# T3i plus 8 foot fall equals???



## bobandcar (Nov 14, 2012)

Nothing! It survived with a tamron 17-50 2.8 attached

Was horseback riding and my backpack opened somewhere along the way. Down goes camera and lens. Hits horse then ground. Horse behind be didn't step on it, thank god.

Approx 7-8 foot fall


----------



## PlanetStarbucks (Nov 14, 2012)

Yerp...DSLRs are much more rugged then people think.


----------



## paigew (Nov 14, 2012)

hmmm well that IS good news but are you SURE there is NOTHING wrong? It is focusing correctly and everything? If so that is awesome


----------



## Derrel (Nov 14, 2012)

Buy $20 worth of lottery tickets IMMEDIATELY!!!!!!!!


----------



## jhodges10 (Nov 14, 2012)

Derrel said:
			
		

> Buy $20 worth of lottery tickets IMMEDIATELY!!!!!!!!

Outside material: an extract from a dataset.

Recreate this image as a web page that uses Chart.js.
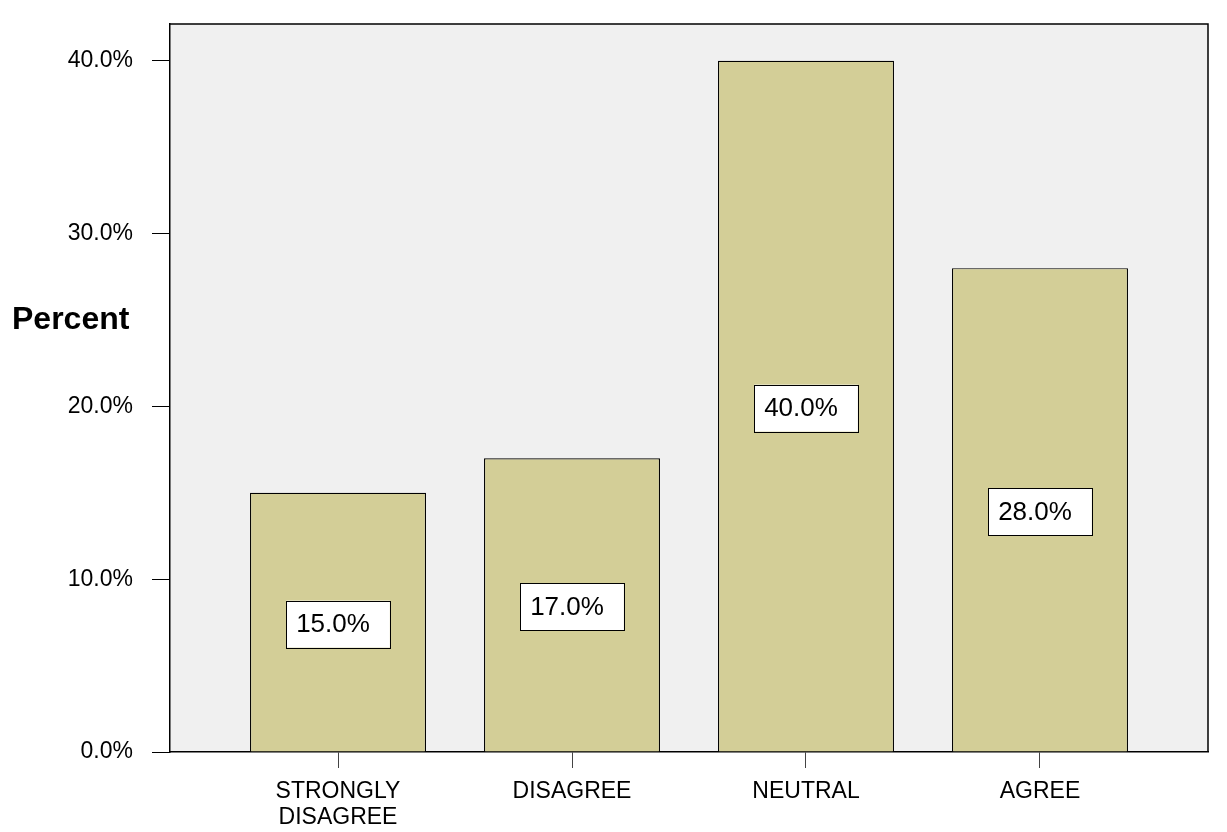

Amen! My D60 fell 3 feet from table to floor. Body was ok but the lens mount broke. The lens is usable as long as you hold it to the body. Thank god it was just the kit lens.


----------



## bobandcar (Nov 14, 2012)

paigew said:
			
		

> hmmm well that IS good news but are you SURE there is NOTHING wrong? It is focusing correctly and everything? If so that is awesome



Yup. Used it today for some bald eagles and some lake landscapes


----------